Jurnalisme Kompas adalah jurnalisme untuk semua kalangan. Namun Kompas ingin membawa visi kemanusiaannya memihak pada wong cilik. Kompas ingin nafas dan denyut nadi wong cilik sampai kepada semua pembaca. Kompas ingin mengetuk mata pembaca sekaligus mata batin mereka.
Kompas telah berhasil mengetuk pintu hati para dermawan di seluruh dunia dan Indonesia. Banyak para kaum jelata dengan kondisi tidak berdaya berhasil dibantu berkat liputan Kompas. Dari sinilah Kompas tidak hanya memotret kaum bawah namun juga bagaimana mereka bergulat dengan hidup. Kompas dengan visi humanismenya menghadirkan kemanusiaan sebagai sebuah nafas sekaligus kekuatan jurnalismenya.
Dalam lingkaran kekuasaan, visi jurnalisme Kompas sesuai dengan falsafah jawa ” Njiwit ning ora nylekit” (mencubit tetapi tidak terasa). Itulah mengapa Kompas tidak mengedepankan kritik yang keras dan menyinggung. Bukan karena Kompas tidak berani, melainkan lebih mengutamakan kritik itu didengar. Itulah mengapa Kompas kerap kali diundang ke Istana dalam rangka untuk menyampaikan kritik dengan cara halus.
Kompas dan Jurnalisme “High Value”
Dalam hidup Pak Jakob, Kompas besar bersama visi jurnalismenya yang membawa media yang memiliki “high value”. Jurnalisme bukanlah kerja yang sederhana dan sembarangan. Pak Jakob ingin Kompas bukan hanya menjunjung tinggi etika jurnalisme. Pak Jakob juga ingin liputan Kompas memiliki tempat di hati pembaca. Karena itulah wartawan yang tidak memiliki bekal pengetahuan dan tidak meng-udpate pengetahuannya biasanya akan hanyut ke dalam arus.
Pak Jakob ingin jurnalisme tidak hanya independen tetapi juga memiliki nilai edukasi. Infodutainment artinya tidak hanya bersifat menghibur tetapi juga memiliki nilai edukasi kepada masyarakat.
Dalam catatan Kompas, kita sering menemukan liputan yang dalam; selain data lapangan yang teruji dan statistik yang lengkap, Kompas juga berharap ada perubahan sikap masyarakat. Misal pada pemberitaan korupsi. Pak Jakob sering prihatin saat Korupsi terus saja ada.
Hidup Pak Jakob yang singkat itu telah ia abdikan dalam dunia jurnalismenya. Bersama Kompas, Pak Jakob telah menancapkan visi besar jurnalisme.
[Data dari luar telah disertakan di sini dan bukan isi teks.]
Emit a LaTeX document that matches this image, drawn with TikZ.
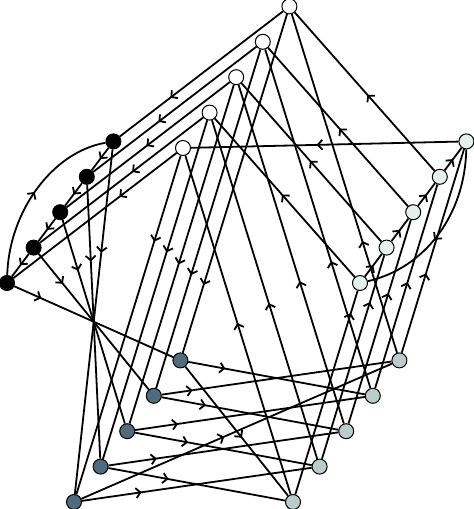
\documentclass[tikz,border=0pt]{standalone}
\usepackage{tikz}
\usetikzlibrary{arrows.meta}
\usetikzlibrary{decorations.markings}
\definecolor{slateblue}{rgb}{0.31,0.42,0.49}
\definecolor{lightteal}{rgb}{0.73,0.80,0.80}
\definecolor{palegreen}{rgb}{0.90,0.94,0.93}
\newcommand{\drawquiverarrow}[3]{
  \draw[edge,arrowat=#3] (#1) -- (#2);
}
\begin{document}
\begin{tikzpicture}[x=1pt,y=-1pt,
    vertex/.style={circle,draw=black,line width=1pt,minimum size=15pt,inner sep=0pt},
    edge/.style={line width=1.8pt},
    arrowat/.style={postaction={decorate,decoration={markings,
      mark=at position #1 with {\arrow{Straight Barb[length=4.5pt,width=10pt]}}}}}]
      \useasboundingbox (0,0) rectangle (474,509);
      % black row
      \node[vertex,fill=black] (B0) at (7,283) {};
      \node[vertex,fill=black] (B1) at (33.6,247.6) {};
      \node[vertex,fill=black] (B2) at (60.2,212.2) {};
      \node[vertex,fill=black] (B3) at (86.8,176.8) {};
      \node[vertex,fill=black] (B4) at (113.4,141.4) {};
      % white row
      \node[vertex,fill=white] (W0) at (183,148) {};
      \node[vertex,fill=white] (W1) at (209.6,112.6) {};
      \node[vertex,fill=white] (W2) at (236.2,77.2) {};
      \node[vertex,fill=white] (W3) at (262.8,41.8) {};
      \node[vertex,fill=white] (W4) at (289.4,6.4) {};
      % right row
      \node[vertex,fill=palegreen] (C0) at (360,283) {};
      \node[vertex,fill=palegreen] (C1) at (386.6,247.6) {};
      \node[vertex,fill=palegreen] (C2) at (413.2,212.2) {};
      \node[vertex,fill=palegreen] (C3) at (439.8,176.8) {};
      \node[vertex,fill=palegreen] (C4) at (466.4,141.4) {};
      % bottom left row
      \node[vertex,fill=slateblue] (D0) at (74,502) {};
      \node[vertex,fill=slateblue] (D1) at (100.6,466.6) {};
      \node[vertex,fill=slateblue] (D2) at (127.2,431.2) {};
      \node[vertex,fill=slateblue] (D3) at (153.8,395.8) {};
      \node[vertex,fill=slateblue] (D4) at (180.4,360.4) {};
      % bottom right row
      \node[vertex,fill=lightteal] (L0) at (293,502) {};
      \node[vertex,fill=lightteal] (L1) at (319.6,466.6) {};
      \node[vertex,fill=lightteal] (L2) at (346.2,431.2) {};
      \node[vertex,fill=lightteal] (L3) at (372.8,395.8) {};
      \node[vertex,fill=lightteal] (L4) at (399.4,360.4) {};
      % W -> B
      \drawquiverarrow{W0}{B0}{0.35};
      \drawquiverarrow{W1}{B1}{0.435};
      \drawquiverarrow{W2}{B2}{0.51};
      \drawquiverarrow{W3}{B3}{0.6};
      \drawquiverarrow{W4}{B4}{0.69};
      % black cycle
      \drawquiverarrow{B4}{B3}{0.5};
      \drawquiverarrow{B3}{B2}{0.5};
      \drawquiverarrow{B2}{B1}{0.5};
      \drawquiverarrow{B1}{B0}{0.5};
      \draw[edge,arrowat=0.5] (B0) .. controls (9,212) and (52,152) .. (B4);
      % B -> D
      \drawquiverarrow{B0}{D4}{0.17};
      \drawquiverarrow{B1}{D3}{0.22};
      \drawquiverarrow{B2}{D2}{0.25};
      \drawquiverarrow{B3}{D1}{0.28};
      \drawquiverarrow{B4}{D0}{0.30};
      % W -> D
      \drawquiverarrow{W0}{D0}{0.254};
      \drawquiverarrow{W1}{D1}{0.39};
      \drawquiverarrow{W2}{D2}{0.53};
      \drawquiverarrow{W3}{D3}{0.666};
      \drawquiverarrow{W4}{D4}{0.80};
      % L -> W
      \drawquiverarrow{L0}{W0}{0.506};
      \drawquiverarrow{L1}{W1}{0.46};
      \drawquiverarrow{L2}{W2}{0.42};
      \drawquiverarrow{L3}{W3}{0.375};
      \drawquiverarrow{L4}{W4}{0.33};
      % L -> C
      \drawquiverarrow{L0}{C0}{0.89};
      \drawquiverarrow{L1}{C1}{0.77};
      \drawquiverarrow{L2}{C2}{0.64};
      \drawquiverarrow{L3}{C3}{0.52};
      \drawquiverarrow{L4}{C4}{0.39};
      % right cycle
      \drawquiverarrow{C0}{C1}{0.5};
      \drawquiverarrow{C1}{C2}{0.5};
      \drawquiverarrow{C2}{C3}{0.5};
      \drawquiverarrow{C3}{C4}{0.5};
      \draw[edge,arrowat=0.55] (C4) .. controls (465,215) and (425,268) .. (C0);
      % C -> W
      \drawquiverarrow{C0}{W1}{0.52};
      \drawquiverarrow{C1}{W2}{0.51};
      \drawquiverarrow{C2}{W3}{0.49};
      \drawquiverarrow{C3}{W4}{0.48};
      \drawquiverarrow{C4}{W0}{0.53};
      % D -> L
      \drawquiverarrow{D0}{L1}{0.26};
      \drawquiverarrow{D1}{L2}{0.21};
      \drawquiverarrow{D2}{L3}{0.187};
      \drawquiverarrow{D3}{L4}{0.134};
      \drawquiverarrow{D4}{L0}{0.55};
      \drawquiverarrow{D1}{L0}{0.34};
      \drawquiverarrow{D2}{L1}{0.30};
      \drawquiverarrow{D3}{L2}{0.25};
      \drawquiverarrow{D4}{L3}{0.21};
      \drawquiverarrow{D0}{L4}{0.46};
    \end{tikzpicture}
\end{document}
Jurnalisme yang bervisi kemanusiaan dan memihak “wong cilik”.
Pak Jakob telah mengabdikan hidup dan dunia jurnalismenya untuk Indonesia yang ia impikan dan cita-citakan. Indonesia yang besar sebagai sebuah bangsa, yang makmur dan juga Indonesia yang memegang teguh nilai-nilai kebenaran dan kearifan.
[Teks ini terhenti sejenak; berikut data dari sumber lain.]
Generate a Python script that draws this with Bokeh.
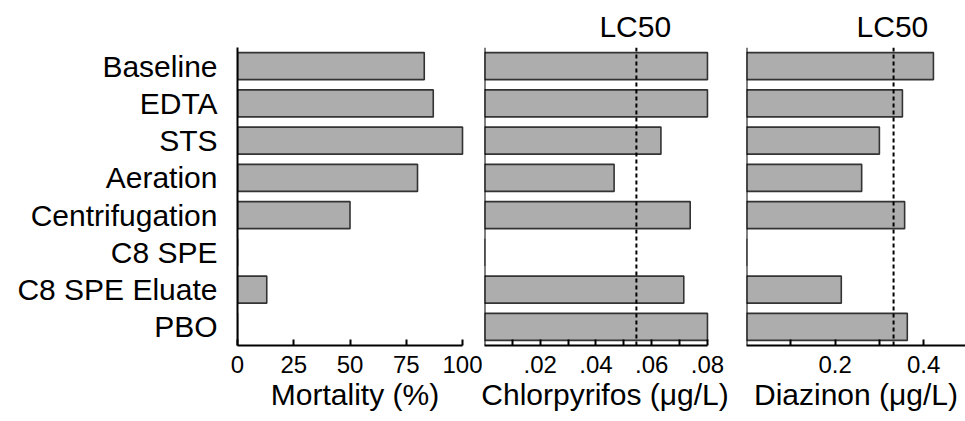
from bokeh.plotting import figure
from bokeh.layouts import row
from bokeh.models import Span, Title, FixedTicker, FactorRange, Range1d
from bokeh.embed import file_html
from bokeh.resources import INLINE

# ---- data ----
categories = ["Baseline", "EDTA", "STS", "Aeration", "Centrifugation",
              "C8 SPE", "C8 SPE Eluate", "PBO"]
mortality = [83, 87, 100, 80, 50, 0, 13, 0]
chlorpyrifos = [0.080, 0.080, 0.0633, 0.0465, 0.0738, 0.0, 0.0715, 0.080]
diazinon = [0.422, 0.352, 0.300, 0.260, 0.357, 0.0, 0.214, 0.363]
lc50_chlorpyrifos = 0.0545
lc50_diazinon = 0.332

mort_ticks = [0, 25, 50, 75, 100]
mort_tick_labels = ["0", "25", "50", "75", "100"]
chlor_ticks = [0.02, 0.04, 0.06, 0.08]
chlor_tick_labels = [".02", ".04", ".06", ".08"]
chlor_minor = [0.01, 0.03, 0.05, 0.07]
diaz_ticks = [0.2, 0.4]
diaz_tick_labels = ["0.2", "0.4"]
diaz_minor = [0.1, 0.3]

FONT = "Liberation Sans"
BAR_FILL = "#adadad"
BAR_LINE = "#333333"
LC50_TEXT_HALF_WIDTH = 37  # half width of "LC50" at 30px


def make_panel(values, x_end, bounds, ticks, tick_labels, minor, xlabel,
               width, mbl, mbr, show_y):
    p = figure(width=width, height=421,
               y_range=FactorRange(factors=categories[::-1]),
               x_range=Range1d(0, x_end),
               output_backend="svg", toolbar_location=None,
               y_axis_location="left" if show_y else None,
               min_border_left=mbl, min_border_right=mbr,
               min_border_top=47, min_border_bottom=76)
    p.background_fill_color = "white"
    p.border_fill_color = "white"
    p.outline_line_color = None
    p.xgrid.visible = False
    p.ygrid.visible = False

    p.hbar(y=categories, left=0, right=values, height=0.725,
           fill_color=BAR_FILL, line_color=BAR_LINE, line_width=1.6)

    ax = p.xaxis[0]
    ax.ticker = FixedTicker(ticks=ticks, minor_ticks=minor)
    ax.major_label_overrides = {t: l for t, l in zip(ticks, tick_labels)}
    if bounds is not None:
        ax.bounds = bounds
    ax.axis_line_width = 2
    ax.axis_line_color = "black"
    ax.major_tick_in = 6
    ax.major_tick_out = 0
    ax.minor_tick_in = 6
    ax.minor_tick_out = 0
    ax.major_tick_line_width = 2
    ax.minor_tick_line_width = 2
    ax.major_label_text_font = FONT
    ax.major_label_text_font_size = "24px"
    ax.major_label_text_color = "black"
    ax.major_label_standoff = 10
    ax.axis_label = xlabel
    ax.axis_label_text_font = FONT
    ax.axis_label_text_font_size = "30px"
    ax.axis_label_text_font_style = "normal"
    ax.axis_label_text_color = "black"
    ax.axis_label_standoff = 2

    if show_y:
        ya = p.yaxis[0]
        ya.axis_line_width = 2
        ya.axis_line_color = "black"
        ya.major_tick_in = 0
        ya.major_tick_out = 0
        ya.minor_tick_in = 0
        ya.minor_tick_out = 0
        ya.major_label_text_font = FONT
        ya.major_label_text_font_size = "30px"
        ya.major_label_text_color = "black"
        ya.major_label_standoff = 20
    else:
        p.add_layout(Span(location=0, dimension="height",
                          line_color="black", line_width=2))
    return p


p1 = make_panel(mortality, 104.44, (0, 100), mort_ticks, mort_tick_labels, [],
                "Mortality (%)", 482, 237, 10, True)
p2 = make_panel(chlorpyrifos, 0.08647, (0, 0.08), chlor_ticks, chlor_tick_labels,
                chlor_minor, "Chlorpyrifos (\u03bcg/L)", 264, 2, 21, False)
p3 = make_panel(diazinon, 0.4944, None, diaz_ticks, diaz_tick_labels,
                diaz_minor, "Diazinon (\u03bcg/L)", 219, 0, 0, False)

for p, lc, frame_w in ((p2, lc50_chlorpyrifos, 241), (p3, lc50_diazinon, 219)):
    p.add_layout(Span(location=lc, dimension="height", line_color="black",
                      line_width=2, line_dash="4 3"))
    off = lc / p.x_range.end * frame_w - LC50_TEXT_HALF_WIDTH
    p.add_layout(Title(text="LC50", align="left", offset=off, standoff=10,
                       text_font=FONT, text_font_size="30px",
                       text_font_style="normal", text_color="black"), "above")

layout = row(p1, p2, p3, spacing=0)
open("out.html", "w").write(file_html(layout, INLINE))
Dalam kerja 88 tahun itu, hidupnya telah disandarkan pada laku iman, serta dedikasi yang tinggi pada bangsa yang dicintainya. Itulah mengapa ia selalu percaya bahwa dalam wadah kebangsaan dan keindonesiaan Kompas selalu berdiri bersama rakyat. Menjadi amanat hati nurani rakyat.